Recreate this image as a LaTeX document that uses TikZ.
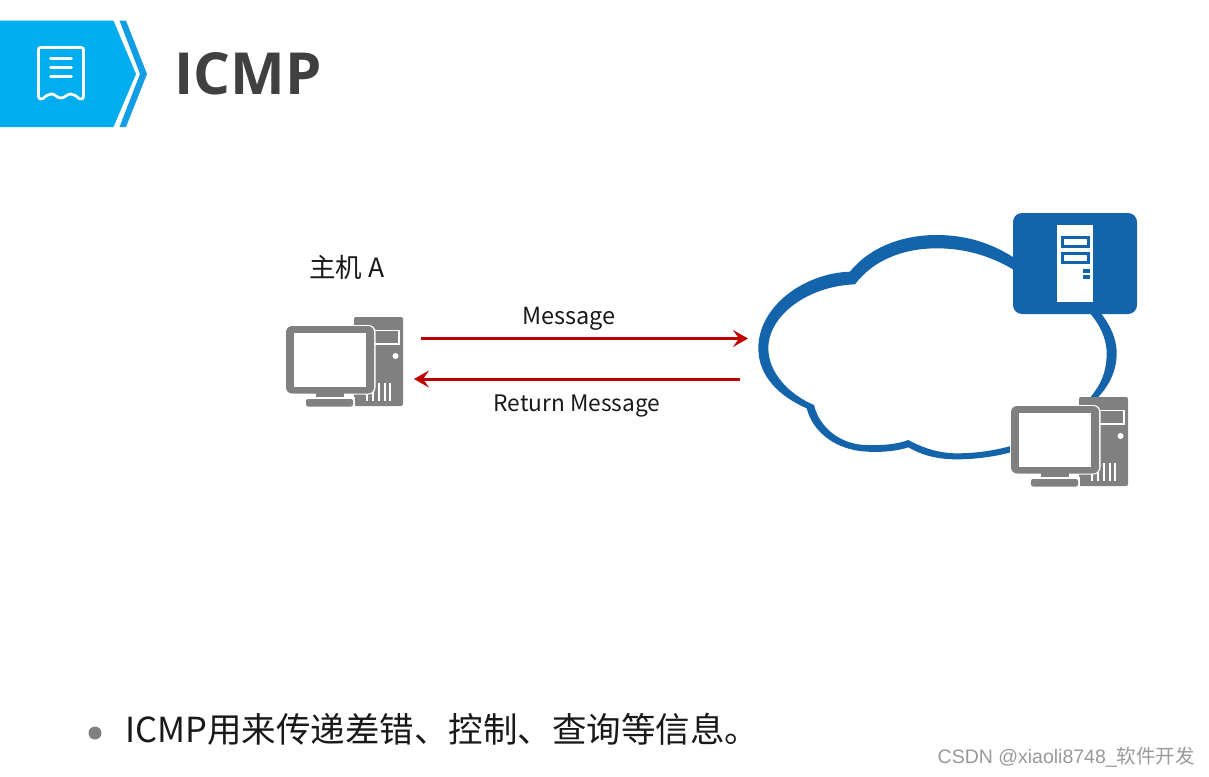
\documentclass[tikz,border=0pt]{standalone}
\usepackage{fontspec}
\setmainfont{Open Sans}
\newfontfamily\cjk{Noto Sans CJK SC}
\newfontfamily\wm{Liberation Sans}
\usetikzlibrary{arrows.meta}
\definecolor{hdrblue}{HTML}{00AEEF}
\definecolor{chevblue}{HTML}{129EE4}
\definecolor{cloudblue}{HTML}{1464AB}
\definecolor{pcgray}{HTML}{808080}
\definecolor{arrowred}{HTML}{C00000}
\definecolor{titlegray}{HTML}{404040}
\tikzset{
  msgarrow/.style={draw=arrowred,line width=3pt,-{Stealth[length=15pt,width=17pt,inset=6pt]}},
  msglabel/.style={inner sep=0pt,font=\fontsize{23}{27}\selectfont\cjk,text=black!90},
  pcbody/.style={fill=pcgray,draw=none},
  pcwhite/.style={draw=white,line width=1.2pt},
  iconline/.style={draw=white,line width=2.7pt,line cap=round,line join=round}
}
\newcommand{\drawpc}[2]{%
\begin{scope}[shift={(#1,#2)}]
  % tower
  \fill[pcbody,rounded corners=2pt] (354,317) rectangle (403,406);
  \draw[pcwhite,fill=pcgray] (372,330.5) rectangle (399,344);
  \fill[white] (395.5,356) circle (3);
  \foreach \vx in {367,373,379,385,390}{\draw[pcwhite] (\vx,383) -- (\vx,401);}
  % monitor
  \fill[white,rounded corners=7pt] (285,325) rectangle (375.5,394.5);
  \fill[pcbody,rounded corners=6pt] (286,326) rectangle (374,393.5);
  \fill[white] (294,333) rectangle (366,387);
  \fill[pcbody] (316,393) rectangle (344,397);
  \fill[white] (300,397.3) rectangle (355,407);
  \fill[pcbody,rounded corners=2pt] (306,399) rectangle (353,406.5);
\end{scope}}
\begin{document}
\begin{tikzpicture}[x=1pt,y=-1pt]
\useasboundingbox (0,0) rectangle (1209,776);
\fill[white] (0,0) rectangle (1209,776);
% header
\fill[hdrblue] (0,20.7) -- (113.5,20.7) -- (136,74) -- (113.5,127) -- (0,127) -- cycle;
\fill[chevblue] (119.5,20.7) -- (126,20.7) -- (147,74) -- (126,127) -- (119.5,127) -- (140,74) -- cycle;
\draw[iconline] (41,47.5) -- (81,47.5) .. controls (83,47.5) and (83.5,48) .. (83.5,50) -- (83.5,96) .. controls (83.5,99) and (81,100) .. (79,98.5)
  .. controls (76,96) and (74,94) .. (70.5,94) .. controls (67,94) and (65,98) .. (61,98) .. controls (57,98) and (55,94) .. (51.5,94)
  .. controls (48,94) and (46,96) .. (43,98.5) .. controls (41,100) and (38.5,99) .. (38.5,96) -- (38.5,50) .. controls (38.5,48) and (39,47.5) .. (41,47.5) -- cycle;
\draw[iconline] (50.5,58.5) -- (71.5,58.5);
\draw[iconline] (50.5,67.5) -- (71.5,67.5);
\draw[iconline] (50.5,76.5) -- (71.5,76.5);
\node[anchor=west,inner sep=0pt,font=\fontsize{58}{64}\selectfont\bfseries,text=titlegray] (title) at (174,73.5) {ICMP};
% cloud
\begin{scope}[x=0.33333pt,y=-0.33333pt,shift={(2220,600)}]
\fill[cloudblue,even odd rule]
  (330,215) .. controls (390,140) and (490,105) .. (590,105) .. controls (680,105) and (770,130) .. (860,200)
  .. controls (960,220) and (1130,330) .. (1130,460) .. controls (1130,520) and (1100,570) .. (1060,605)
  .. controls (1000,700) and (830,778) .. (650,778) .. controls (590,778) and (545,765) .. (505,742)
  .. controls (465,755) and (420,757) .. (380,755) .. controls (290,750) and (220,700) .. (200,625)
  .. controls (120,590) and (55,530) .. (55,445) .. controls (55,320) and (190,220) .. (330,215) -- cycle
  (345,253) .. controls (205,258) and (85,345) .. (85,445) .. controls (85,520) and (150,585) .. (222,615)
  .. controls (240,690) and (310,735) .. (380,735) .. controls (425,737) and (470,733) .. (505,720)
  .. controls (550,745) and (600,760) .. (650,760) .. controls (830,760) and (980,680) .. (1040,605)
  .. controls (1080,560) and (1100,520) .. (1100,460) .. controls (1100,340) and (950,240) .. (860,235)
  .. controls (770,170) and (680,145) .. (590,145) .. controls (490,145) and (400,180) .. (345,253) -- cycle;
\end{scope}
% server
\node[draw=none,fill=cloudblue,rounded corners=9pt,minimum width=124pt,minimum height=101pt,inner sep=0pt] (server) at (1075,263.5) {};
\fill[white] (1057,225) rectangle (1093,302);
\draw[cloudblue,line width=3pt] (1062,237) rectangle (1088,246.5);
\draw[cloudblue,line width=3pt] (1062,253) rectangle (1088,262.5);
\fill[cloudblue] (1083,269) rectangle (1090,272.5);
\fill[cloudblue] (1083,274.5) rectangle (1090,278.5);
% computers
\drawpc{0}{0}
\drawpc{725}{80}
% labels and arrows
\node[inner sep=0pt,font=\fontsize{26.5}{30}\selectfont\cjk,text=black!90] (hostA) at (347,267) {主机 A};
\coordinate (msgStart) at (421,338.5);
\coordinate (msgEnd) at (748,338.5);
\coordinate (retStart) at (740,379);
\coordinate (retEnd) at (414,379);
\draw[msgarrow] (msgStart) -- (msgEnd);
\draw[msgarrow] (retStart) -- (retEnd);
\node[msglabel,font=\fontsize{23.5}{27}\selectfont\cjk] (msgLabel) at (569,319) {Message};
\node[msglabel,font=\fontsize{22.7}{27}\selectfont\cjk] (retLabel) at (577,406) {Return Message};
% bullet
\fill[pcgray] (95,733) circle (6.5);
\node[anchor=west,inner sep=0pt,font=\fontsize{34.5}{40}\selectfont\cjk,text=black!90] (bulletText) at (125,729) {ICMP用来传递差错、控制、查询等信息。};
\node[anchor=east,inner sep=0pt,font=\fontsize{19.5}{24}\selectfont\wm,text=black!40] (mark) at (1195,757) {CSDN @xiaoli8748\_{\cjk 软件开发}};
\end{tikzpicture}
\end{document}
------------------------------------------------------------------------
Write out the whole listing again, exactly, with no pictures.

Recreate this image as a LaTeX document that uses TikZ.
\documentclass[tikz,border=0pt]{standalone}
\usepackage{fontspec}
\setmainfont{Open Sans}
\newfontfamily\cjk{Noto Sans CJK SC}
\newfontfamily\wm{Liberation Sans}
\usetikzlibrary{arrows.meta}
\definecolor{hdrblue}{HTML}{00AEEF}
\definecolor{chevblue}{HTML}{129EE4}
\definecolor{cloudblue}{HTML}{1464AB}
\definecolor{pcgray}{HTML}{808080}
\definecolor{arrowred}{HTML}{C00000}
\definecolor{titlegray}{HTML}{404040}
\tikzset{
  msgarrow/.style={draw=arrowred,line width=3pt,-{Stealth[length=15pt,width=17pt,inset=6pt]}},
  msglabel/.style={inner sep=0pt,font=\fontsize{23}{27}\selectfont\cjk,text=black!90},
  pcbody/.style={fill=pcgray,draw=none},
  pcwhite/.style={draw=white,line width=1.2pt},
  iconline/.style={draw=white,line width=2.7pt,line cap=round,line join=round}
}
\newcommand{\drawpc}[2]{%
\begin{scope}[shift={(#1,#2)}]
  % tower
  \fill[pcbody,rounded corners=2pt] (354,317) rectangle (403,406);
  \draw[pcwhite,fill=pcgray] (372,330.5) rectangle (399,344);
  \fill[white] (395.5,356) circle (3);
  \foreach \vx in {367,373,379,385,390}{\draw[pcwhite] (\vx,383) -- (\vx,401);}
  % monitor
  \fill[white,rounded corners=7pt] (285,325) rectangle (375.5,394.5);
  \fill[pcbody,rounded corners=6pt] (286,326) rectangle (374,393.5);
  \fill[white] (294,333) rectangle (366,387);
  \fill[pcbody] (316,393) rectangle (344,397);
  \fill[white] (300,397.3) rectangle (355,407);
  \fill[pcbody,rounded corners=2pt] (306,399) rectangle (353,406.5);
\end{scope}}
\begin{document}
\begin{tikzpicture}[x=1pt,y=-1pt]
\useasboundingbox (0,0) rectangle (1209,776);
\fill[white] (0,0) rectangle (1209,776);
% header
\fill[hdrblue] (0,20.7) -- (113.5,20.7) -- (136,74) -- (113.5,127) -- (0,127) -- cycle;
\fill[chevblue] (119.5,20.7) -- (126,20.7) -- (147,74) -- (126,127) -- (119.5,127) -- (140,74) -- cycle;
\draw[iconline] (41,47.5) -- (81,47.5) .. controls (83,47.5) and (83.5,48) .. (83.5,50) -- (83.5,96) .. controls (83.5,99) and (81,100) .. (79,98.5)
  .. controls (76,96) and (74,94) .. (70.5,94) .. controls (67,94) and (65,98) .. (61,98) .. controls (57,98) and (55,94) .. (51.5,94)
  .. controls (48,94) and (46,96) .. (43,98.5) .. controls (41,100) and (38.5,99) .. (38.5,96) -- (38.5,50) .. controls (38.5,48) and (39,47.5) .. (41,47.5) -- cycle;
\draw[iconline] (50.5,58.5) -- (71.5,58.5);
\draw[iconline] (50.5,67.5) -- (71.5,67.5);
\draw[iconline] (50.5,76.5) -- (71.5,76.5);
\node[anchor=west,inner sep=0pt,font=\fontsize{58}{64}\selectfont\bfseries,text=titlegray] (title) at (174,73.5) {ICMP};
% cloud
\begin{scope}[x=0.33333pt,y=-0.33333pt,shift={(2220,600)}]
\fill[cloudblue,even odd rule]
  (330,215) .. controls (390,140) and (490,105) .. (590,105) .. controls (680,105) and (770,130) .. (860,200)
  .. controls (960,220) and (1130,330) .. (1130,460) .. controls (1130,520) and (1100,570) .. (1060,605)
  .. controls (1000,700) and (830,778) .. (650,778) .. controls (590,778) and (545,765) .. (505,742)
  .. controls (465,755) and (420,757) .. (380,755) .. controls (290,750) and (220,700) .. (200,625)
  .. controls (120,590) and (55,530) .. (55,445) .. controls (55,320) and (190,220) .. (330,215) -- cycle
  (345,253) .. controls (205,258) and (85,345) .. (85,445) .. controls (85,520) and (150,585) .. (222,615)
  .. controls (240,690) and (310,735) .. (380,735) .. controls (425,737) and (470,733) .. (505,720)
  .. controls (550,745) and (600,760) .. (650,760) .. controls (830,760) and (980,680) .. (1040,605)
  .. controls (1080,560) and (1100,520) .. (1100,460) .. controls (1100,340) and (950,240) .. (860,235)
  .. controls (770,170) and (680,145) .. (590,145) .. controls (490,145) and (400,180) .. (345,253) -- cycle;
\end{scope}
% server
\node[draw=none,fill=cloudblue,rounded corners=9pt,minimum width=124pt,minimum height=101pt,inner sep=0pt] (server) at (1075,263.5) {};
\fill[white] (1057,225) rectangle (1093,302);
\draw[cloudblue,line width=3pt] (1062,237) rectangle (1088,246.5);
\draw[cloudblue,line width=3pt] (1062,253) rectangle (1088,262.5);
\fill[cloudblue] (1083,269) rectangle (1090,272.5);
\fill[cloudblue] (1083,274.5) rectangle (1090,278.5);
% computers
\drawpc{0}{0}
\drawpc{725}{80}
% labels and arrows
\node[inner sep=0pt,font=\fontsize{26.5}{30}\selectfont\cjk,text=black!90] (hostA) at (347,267) {主机 A};
\coordinate (msgStart) at (421,338.5);
\coordinate (msgEnd) at (748,338.5);
\coordinate (retStart) at (740,379);
\coordinate (retEnd) at (414,379);
\draw[msgarrow] (msgStart) -- (msgEnd);
\draw[msgarrow] (retStart) -- (retEnd);
\node[msglabel,font=\fontsize{23.5}{27}\selectfont\cjk] (msgLabel) at (569,319) {Message};
\node[msglabel,font=\fontsize{22.7}{27}\selectfont\cjk] (retLabel) at (577,406) {Return Message};
% bullet
\fill[pcgray] (95,733) circle (6.5);
\node[anchor=west,inner sep=0pt,font=\fontsize{34.5}{40}\selectfont\cjk,text=black!90] (bulletText) at (125,729) {ICMP用来传递差错、控制、查询等信息。};
\node[anchor=east,inner sep=0pt,font=\fontsize{19.5}{24}\selectfont\wm,text=black!40] (mark) at (1195,757) {CSDN @xiaoli8748\_{\cjk 软件开发}};
\end{tikzpicture}
\end{document}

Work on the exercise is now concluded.